Volver a vernos a la cara

El fin de las mascarillas en interiores está un poco más cerca. El Consejo de Ministros del próximo 19 de abril aprobará su retirada en interiores, según ha anunciado esta semana la ministra de Sanidad. Era una de las últimas y, desde luego, la más importante de las restricciones que todavía hay en vigor por la pandemia del coronavirus. Es verdad que no será un adiós generalizado a este apósito quirúrgico, ya que la mascarilla seguirá siendo obligatoria en algunos lugares como residencias de ancianos, hospitales y en el transporte público, pero no me digan que no sienten una emoción especial ante el hecho volver a vernos a la cara, de desprendernos de un bozal que nos lleva acompañando durante los dos últimos años.

Algunos dicen que, después de tanto tiempo, se han acostumbrado a llevar la mascarilla, se sienten cómodos con ella e incluso aseguran que la seguirán utilizando ahora que ya no será obligatoria.
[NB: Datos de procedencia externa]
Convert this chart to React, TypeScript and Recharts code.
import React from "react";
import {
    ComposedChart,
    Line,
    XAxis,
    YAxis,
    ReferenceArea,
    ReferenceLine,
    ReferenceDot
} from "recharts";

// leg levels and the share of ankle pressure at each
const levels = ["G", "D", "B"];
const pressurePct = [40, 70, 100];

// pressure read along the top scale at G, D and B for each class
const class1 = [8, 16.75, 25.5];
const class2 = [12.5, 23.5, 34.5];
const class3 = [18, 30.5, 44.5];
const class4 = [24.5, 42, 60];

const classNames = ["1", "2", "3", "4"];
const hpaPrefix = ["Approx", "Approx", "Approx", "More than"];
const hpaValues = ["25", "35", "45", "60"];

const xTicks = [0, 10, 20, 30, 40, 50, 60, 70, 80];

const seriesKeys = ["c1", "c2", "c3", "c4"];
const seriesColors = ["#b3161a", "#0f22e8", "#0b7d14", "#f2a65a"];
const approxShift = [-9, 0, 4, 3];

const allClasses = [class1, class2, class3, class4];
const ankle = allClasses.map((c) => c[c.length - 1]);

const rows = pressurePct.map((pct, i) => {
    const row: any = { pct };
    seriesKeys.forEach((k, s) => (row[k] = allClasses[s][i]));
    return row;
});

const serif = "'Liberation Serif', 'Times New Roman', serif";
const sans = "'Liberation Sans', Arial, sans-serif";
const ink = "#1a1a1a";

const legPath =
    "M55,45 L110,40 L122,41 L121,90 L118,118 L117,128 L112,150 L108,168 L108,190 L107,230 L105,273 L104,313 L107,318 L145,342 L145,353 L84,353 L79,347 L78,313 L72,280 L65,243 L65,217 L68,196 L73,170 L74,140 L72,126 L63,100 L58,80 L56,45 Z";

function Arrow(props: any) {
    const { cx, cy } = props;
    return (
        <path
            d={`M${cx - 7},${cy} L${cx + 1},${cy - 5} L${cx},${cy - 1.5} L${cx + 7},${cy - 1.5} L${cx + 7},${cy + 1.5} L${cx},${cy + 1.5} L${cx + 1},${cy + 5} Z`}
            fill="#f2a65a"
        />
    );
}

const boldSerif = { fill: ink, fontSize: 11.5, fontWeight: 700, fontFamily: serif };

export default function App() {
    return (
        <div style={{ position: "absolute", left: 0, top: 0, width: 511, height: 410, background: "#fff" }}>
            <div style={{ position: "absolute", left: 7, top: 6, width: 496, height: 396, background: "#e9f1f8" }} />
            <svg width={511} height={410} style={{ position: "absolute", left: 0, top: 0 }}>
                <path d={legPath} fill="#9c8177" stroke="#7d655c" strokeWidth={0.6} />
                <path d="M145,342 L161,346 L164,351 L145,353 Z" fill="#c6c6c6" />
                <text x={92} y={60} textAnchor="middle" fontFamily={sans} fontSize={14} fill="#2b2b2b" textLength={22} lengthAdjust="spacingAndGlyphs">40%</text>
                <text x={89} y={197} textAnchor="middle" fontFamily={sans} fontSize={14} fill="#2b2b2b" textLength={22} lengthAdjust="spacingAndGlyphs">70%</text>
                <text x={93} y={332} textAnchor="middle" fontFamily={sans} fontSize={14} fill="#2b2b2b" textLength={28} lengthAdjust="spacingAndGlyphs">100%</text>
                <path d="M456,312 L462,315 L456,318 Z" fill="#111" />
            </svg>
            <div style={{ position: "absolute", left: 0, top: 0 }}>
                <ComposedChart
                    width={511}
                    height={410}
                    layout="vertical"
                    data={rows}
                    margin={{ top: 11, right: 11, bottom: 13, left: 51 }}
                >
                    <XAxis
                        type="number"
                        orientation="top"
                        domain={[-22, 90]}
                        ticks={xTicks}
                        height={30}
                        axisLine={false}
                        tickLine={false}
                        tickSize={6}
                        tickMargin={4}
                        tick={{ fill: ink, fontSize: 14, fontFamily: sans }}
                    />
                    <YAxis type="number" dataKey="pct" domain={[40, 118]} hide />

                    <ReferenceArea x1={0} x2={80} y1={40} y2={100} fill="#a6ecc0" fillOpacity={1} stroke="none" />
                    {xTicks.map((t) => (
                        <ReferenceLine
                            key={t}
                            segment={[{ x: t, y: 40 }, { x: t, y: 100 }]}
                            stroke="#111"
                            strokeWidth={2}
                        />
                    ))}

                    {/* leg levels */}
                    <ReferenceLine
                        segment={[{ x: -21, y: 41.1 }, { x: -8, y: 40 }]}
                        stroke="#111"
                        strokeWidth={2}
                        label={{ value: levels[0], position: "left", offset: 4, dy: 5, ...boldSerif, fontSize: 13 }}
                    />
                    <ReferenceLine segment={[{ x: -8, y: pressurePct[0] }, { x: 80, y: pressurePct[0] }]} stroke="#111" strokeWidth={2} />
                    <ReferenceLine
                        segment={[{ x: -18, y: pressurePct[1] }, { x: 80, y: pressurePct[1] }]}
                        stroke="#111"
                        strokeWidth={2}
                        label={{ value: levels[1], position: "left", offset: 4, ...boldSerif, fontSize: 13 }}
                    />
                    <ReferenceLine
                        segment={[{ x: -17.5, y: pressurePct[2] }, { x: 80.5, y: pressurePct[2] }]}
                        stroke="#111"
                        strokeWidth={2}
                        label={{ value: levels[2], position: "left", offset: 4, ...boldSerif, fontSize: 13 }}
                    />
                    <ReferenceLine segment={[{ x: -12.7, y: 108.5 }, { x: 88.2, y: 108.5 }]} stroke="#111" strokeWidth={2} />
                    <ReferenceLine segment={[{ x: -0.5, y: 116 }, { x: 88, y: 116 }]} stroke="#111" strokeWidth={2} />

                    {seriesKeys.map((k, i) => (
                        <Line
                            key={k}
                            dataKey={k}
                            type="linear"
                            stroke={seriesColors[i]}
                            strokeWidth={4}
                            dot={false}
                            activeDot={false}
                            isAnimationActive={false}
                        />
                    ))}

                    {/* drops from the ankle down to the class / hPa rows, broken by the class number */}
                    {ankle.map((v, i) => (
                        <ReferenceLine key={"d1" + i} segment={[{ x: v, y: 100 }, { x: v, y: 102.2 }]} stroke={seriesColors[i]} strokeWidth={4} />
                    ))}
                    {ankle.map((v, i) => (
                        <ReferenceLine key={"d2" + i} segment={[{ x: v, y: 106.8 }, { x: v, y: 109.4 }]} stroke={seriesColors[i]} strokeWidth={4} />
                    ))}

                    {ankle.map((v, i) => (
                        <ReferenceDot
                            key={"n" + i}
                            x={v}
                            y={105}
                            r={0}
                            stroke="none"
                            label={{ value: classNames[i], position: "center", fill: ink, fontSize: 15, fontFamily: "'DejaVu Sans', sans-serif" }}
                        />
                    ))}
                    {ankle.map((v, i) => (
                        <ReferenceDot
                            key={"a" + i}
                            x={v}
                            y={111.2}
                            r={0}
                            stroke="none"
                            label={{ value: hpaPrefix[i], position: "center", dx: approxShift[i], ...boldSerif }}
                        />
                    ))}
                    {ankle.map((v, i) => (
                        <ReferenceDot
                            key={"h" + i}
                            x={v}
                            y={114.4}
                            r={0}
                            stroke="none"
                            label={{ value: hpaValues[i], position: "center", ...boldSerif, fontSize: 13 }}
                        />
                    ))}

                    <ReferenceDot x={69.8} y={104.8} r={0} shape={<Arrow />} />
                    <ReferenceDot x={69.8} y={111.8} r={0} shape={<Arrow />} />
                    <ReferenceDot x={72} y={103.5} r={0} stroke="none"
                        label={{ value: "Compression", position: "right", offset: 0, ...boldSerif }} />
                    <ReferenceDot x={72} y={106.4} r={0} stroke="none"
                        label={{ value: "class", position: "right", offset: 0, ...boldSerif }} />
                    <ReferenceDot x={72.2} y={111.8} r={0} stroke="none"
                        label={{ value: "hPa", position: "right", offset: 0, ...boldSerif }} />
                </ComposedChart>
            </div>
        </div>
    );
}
A mí, el solo hecho de pensar que volveremos a entrar en un local y podremos verle los rasgos faciales a quienes tenemos alrededor me parece algo maravilloso e innegociable. La boca, la nariz, los pómulos o el mentón configuran la descripción física de las personas y la maldita pandemia nos ha desfigurado y nos ha arrebatado esas facciones, durante los dos últimos años, bajo una mascarilla impersonal.
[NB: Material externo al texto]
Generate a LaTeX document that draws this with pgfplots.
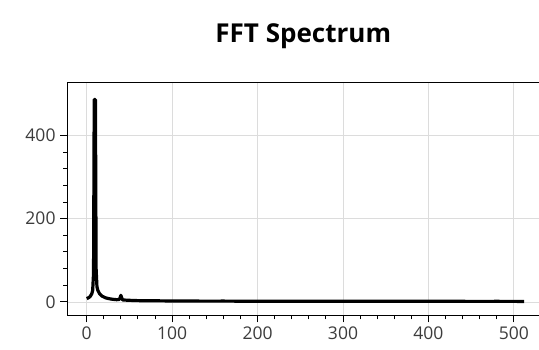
\documentclass[border=0pt]{standalone}
\usepackage{pgfplots}
\pgfplotsset{compat=1.18}
\usepackage{fontspec}
\setmainfont{Open Sans}
\definecolor{gridc}{RGB}{220,220,220}
\definecolor{labc}{RGB}{60,60,60}
\begin{document}
\begin{tikzpicture}
\useasboundingbox (-67pt,-34pt) rectangle (471.5pt,315pt);
\begin{axis}[
  at={(0,0)}, anchor=south west,
  scale only axis, width=472pt, height=233pt,
  xmin=-23, xmax=530, ymin=-32, ymax=528,
  xtick={0,100,200,300,400,500},
  ytick={0,200,400},
  minor x tick num=4, minor y tick num=4,
  grid=major, major grid style={gridc, line width=0.9pt},
  axis line style={black, line width=1pt},
  tick style={black, line width=1pt},
  major tick length=7pt, minor tick length=4pt,
  tick align=outside,
  xtick pos=left, ytick pos=left,
  ticklabel style={font=\fontsize{17.5}{20}\selectfont, text=labc},
  /pgf/number format/assume math mode=true,
  xticklabel style={yshift=-1pt},
  yticklabel style={xshift=-1pt},
  title={\bfseries FFT Spectrum},
  title style={font=\fontsize{26}{30}\selectfont\bfseries, yshift=24pt},
  clip=false,
]
\addplot[black, line width=3.2pt, line join=round] coordinates {
(0,8) (2,10) (4,13) (6,20) (7,28) (8,70) (8.8,486) (10.2,486) (11,80) (12,36)
(13,28) (15,20) (18,14) (22,10) (26,8) (30,6.5) (35,5.5) (38,6) (39,10) (40,16)
(41,10) (42,5) (45,4.5) (50,4) (55,3.5) (60,3.2) (70,3) (80,2.8) (90,2.6)
(100,2.4) (120,2.2) (140,2.0) (160,2.1) (180,1.9) (200,1.8) (220,1.9) (240,1.7)
(260,1.8) (280,1.6) (300,1.7) (320,1.6) (340,1.7) (360,1.5) (380,1.6) (400,1.5)
(420,1.6) (440,1.5) (460,1.4) (480,1.5) (500,1.4) (512,1.3)
};
\end{axis}
\end{tikzpicture}
\end{document}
Una mascarilla que nos ha habrá protegido, aunque tengo mis reticencias, pero que también nos alejado de los demás, nos ha uniformado, nos ha despersonalizado, nos ha arrebatado sonrisas, besos, muecas, gestos, bocas pequeñas y bocas grandes, labios finos y labios carnosos, narices de todos los tamaños, grandes, pequeñas, ganchudas, aguileñas, chatas, retocadas, sin retocar, barbas, bigotes… Nos ha arrebatado tanto ese pequeño trapo profiláctico durante todo este tiempo que liberarnos de las mascarillas me parece, sin duda, una de las mejores noticias de lo que llevamos de año, que no está siendo precisamente pródigo en buenas nuevas.

Cuando esta semana le comentaba a mis hijas de siete años que, al regresar de las vacaciones de Semana Santa, ya no tendrán que llevar la mascarilla mientras permanecen en clase, se dibujaba en ambas un rostro de incredulidad y, al mismo tiempo, de vértigo ante lo desconocido, pero también una mirada de alegría y una sensación de liberación.
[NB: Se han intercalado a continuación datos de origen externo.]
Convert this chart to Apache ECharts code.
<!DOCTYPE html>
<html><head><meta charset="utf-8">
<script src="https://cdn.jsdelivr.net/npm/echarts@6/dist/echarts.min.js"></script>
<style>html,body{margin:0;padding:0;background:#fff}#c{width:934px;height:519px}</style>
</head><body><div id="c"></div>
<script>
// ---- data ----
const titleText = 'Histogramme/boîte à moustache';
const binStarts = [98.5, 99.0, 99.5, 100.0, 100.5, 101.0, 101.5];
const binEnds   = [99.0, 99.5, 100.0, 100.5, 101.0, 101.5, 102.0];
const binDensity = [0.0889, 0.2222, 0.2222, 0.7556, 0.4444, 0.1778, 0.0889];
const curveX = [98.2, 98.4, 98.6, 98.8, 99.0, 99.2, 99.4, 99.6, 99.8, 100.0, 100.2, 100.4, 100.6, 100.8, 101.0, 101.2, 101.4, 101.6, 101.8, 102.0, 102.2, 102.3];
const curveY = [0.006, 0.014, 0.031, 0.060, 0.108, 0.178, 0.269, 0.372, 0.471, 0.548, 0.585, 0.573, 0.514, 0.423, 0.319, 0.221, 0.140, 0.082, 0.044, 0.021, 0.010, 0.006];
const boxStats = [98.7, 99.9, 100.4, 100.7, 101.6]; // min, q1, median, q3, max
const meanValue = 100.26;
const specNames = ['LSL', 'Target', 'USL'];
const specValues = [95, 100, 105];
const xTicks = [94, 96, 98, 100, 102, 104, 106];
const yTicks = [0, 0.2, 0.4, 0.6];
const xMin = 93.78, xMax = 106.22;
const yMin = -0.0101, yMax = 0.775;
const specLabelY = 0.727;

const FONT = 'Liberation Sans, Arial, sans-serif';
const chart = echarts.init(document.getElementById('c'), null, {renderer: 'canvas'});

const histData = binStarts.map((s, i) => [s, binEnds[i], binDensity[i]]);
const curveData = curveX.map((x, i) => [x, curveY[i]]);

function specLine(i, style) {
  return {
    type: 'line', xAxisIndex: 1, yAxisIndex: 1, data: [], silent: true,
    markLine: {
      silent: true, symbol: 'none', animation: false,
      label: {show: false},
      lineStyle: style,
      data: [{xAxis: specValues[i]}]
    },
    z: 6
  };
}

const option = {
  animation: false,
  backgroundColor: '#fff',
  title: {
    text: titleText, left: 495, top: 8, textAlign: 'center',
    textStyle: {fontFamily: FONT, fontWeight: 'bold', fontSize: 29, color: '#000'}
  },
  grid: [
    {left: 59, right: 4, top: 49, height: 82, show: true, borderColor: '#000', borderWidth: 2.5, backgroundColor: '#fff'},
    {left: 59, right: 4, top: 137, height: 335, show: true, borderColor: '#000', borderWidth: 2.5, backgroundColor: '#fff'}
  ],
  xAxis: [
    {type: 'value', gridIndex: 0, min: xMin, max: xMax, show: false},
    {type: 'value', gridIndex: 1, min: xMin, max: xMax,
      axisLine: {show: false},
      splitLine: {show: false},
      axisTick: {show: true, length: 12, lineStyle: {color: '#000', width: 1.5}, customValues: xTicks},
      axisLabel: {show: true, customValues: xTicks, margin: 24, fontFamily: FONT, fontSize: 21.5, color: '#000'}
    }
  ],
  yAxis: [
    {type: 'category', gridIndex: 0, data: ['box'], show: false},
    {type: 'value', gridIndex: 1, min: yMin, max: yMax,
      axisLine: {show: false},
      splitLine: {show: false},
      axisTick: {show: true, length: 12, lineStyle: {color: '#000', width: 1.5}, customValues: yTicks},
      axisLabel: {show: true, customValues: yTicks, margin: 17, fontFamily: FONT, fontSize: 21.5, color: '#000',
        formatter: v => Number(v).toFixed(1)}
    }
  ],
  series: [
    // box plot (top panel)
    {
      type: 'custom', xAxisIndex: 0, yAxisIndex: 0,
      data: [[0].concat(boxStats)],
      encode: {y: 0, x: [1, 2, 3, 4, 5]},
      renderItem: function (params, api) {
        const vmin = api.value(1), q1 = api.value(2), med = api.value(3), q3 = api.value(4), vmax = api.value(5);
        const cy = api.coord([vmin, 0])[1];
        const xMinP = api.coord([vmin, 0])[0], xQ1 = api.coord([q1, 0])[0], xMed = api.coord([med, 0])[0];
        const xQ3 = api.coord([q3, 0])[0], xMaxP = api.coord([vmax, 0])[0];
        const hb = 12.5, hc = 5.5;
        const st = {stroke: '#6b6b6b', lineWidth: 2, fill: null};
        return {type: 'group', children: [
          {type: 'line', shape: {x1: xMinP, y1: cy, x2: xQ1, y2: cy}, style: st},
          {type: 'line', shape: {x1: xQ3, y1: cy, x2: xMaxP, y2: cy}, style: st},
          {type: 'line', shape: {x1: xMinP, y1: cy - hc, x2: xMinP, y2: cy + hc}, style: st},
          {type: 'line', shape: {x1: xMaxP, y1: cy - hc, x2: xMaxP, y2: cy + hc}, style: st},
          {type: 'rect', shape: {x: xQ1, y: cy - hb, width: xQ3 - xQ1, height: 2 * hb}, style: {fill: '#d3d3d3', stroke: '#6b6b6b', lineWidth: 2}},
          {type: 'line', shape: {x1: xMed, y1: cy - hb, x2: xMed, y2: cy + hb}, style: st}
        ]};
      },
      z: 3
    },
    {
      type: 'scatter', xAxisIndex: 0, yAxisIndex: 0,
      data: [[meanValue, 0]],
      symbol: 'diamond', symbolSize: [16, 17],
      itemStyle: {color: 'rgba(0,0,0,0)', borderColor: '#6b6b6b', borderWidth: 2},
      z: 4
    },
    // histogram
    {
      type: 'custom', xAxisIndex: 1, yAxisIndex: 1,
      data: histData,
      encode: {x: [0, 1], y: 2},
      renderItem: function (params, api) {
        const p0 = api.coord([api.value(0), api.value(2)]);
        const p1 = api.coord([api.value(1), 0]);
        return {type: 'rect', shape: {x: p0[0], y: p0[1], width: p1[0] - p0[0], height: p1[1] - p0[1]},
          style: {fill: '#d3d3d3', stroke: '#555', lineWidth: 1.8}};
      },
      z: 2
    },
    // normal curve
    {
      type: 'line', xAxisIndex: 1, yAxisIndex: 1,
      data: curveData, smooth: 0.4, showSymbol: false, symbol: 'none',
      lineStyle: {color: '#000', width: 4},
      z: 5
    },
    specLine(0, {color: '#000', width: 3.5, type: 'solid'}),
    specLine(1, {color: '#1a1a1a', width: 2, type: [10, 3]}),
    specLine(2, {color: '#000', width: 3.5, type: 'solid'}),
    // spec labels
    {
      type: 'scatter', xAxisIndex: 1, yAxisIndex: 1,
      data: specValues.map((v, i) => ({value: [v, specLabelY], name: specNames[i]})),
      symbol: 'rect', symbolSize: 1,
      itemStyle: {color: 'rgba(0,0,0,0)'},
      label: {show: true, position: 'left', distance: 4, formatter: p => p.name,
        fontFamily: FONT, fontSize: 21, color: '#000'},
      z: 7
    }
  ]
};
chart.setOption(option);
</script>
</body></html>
“¿De verdad ya no tendremos que llevar mascarilla, papá? ¿Tampoco en la clase?”, me insistían ambas, como si no se creyeran la noticia. “¿Y quién lo ha dicho? ¿Pedro Sánchez?”, se preguntaban en voz alta, con esa inocencia intuitiva maravillosa que les acompaña a estas edades. Pienso en ellas y en el resto de niños y niñas que durante estos dos últimos años han sobrellevado esta situación con resignación ejemplar, con su boca y narices tapadas sin entender demasiado, sin saber durante cuánto tiempo, sin entender muy bien por qué a veces sí y otras no era necesaria la mascarilla.

Reconozco que he sido un ciudadano ejemplar en el uso de la mascarilla y así he procurado inculcarlo en mi entorno. Pero ahora descuento los días para liberarnos, también en los interiores, del bozo que nos ha acompañado durante esta larga travesía de una pandemia que algunos decían al principio que afectaría a casos contados porque la teníamos controlada. Esperemos que este paso hacia la normalidad sea definitivo y no haya nuevos episodios de regresión. Volvamos a mostrarnos sin filtros. Volvamos a vernos la cara.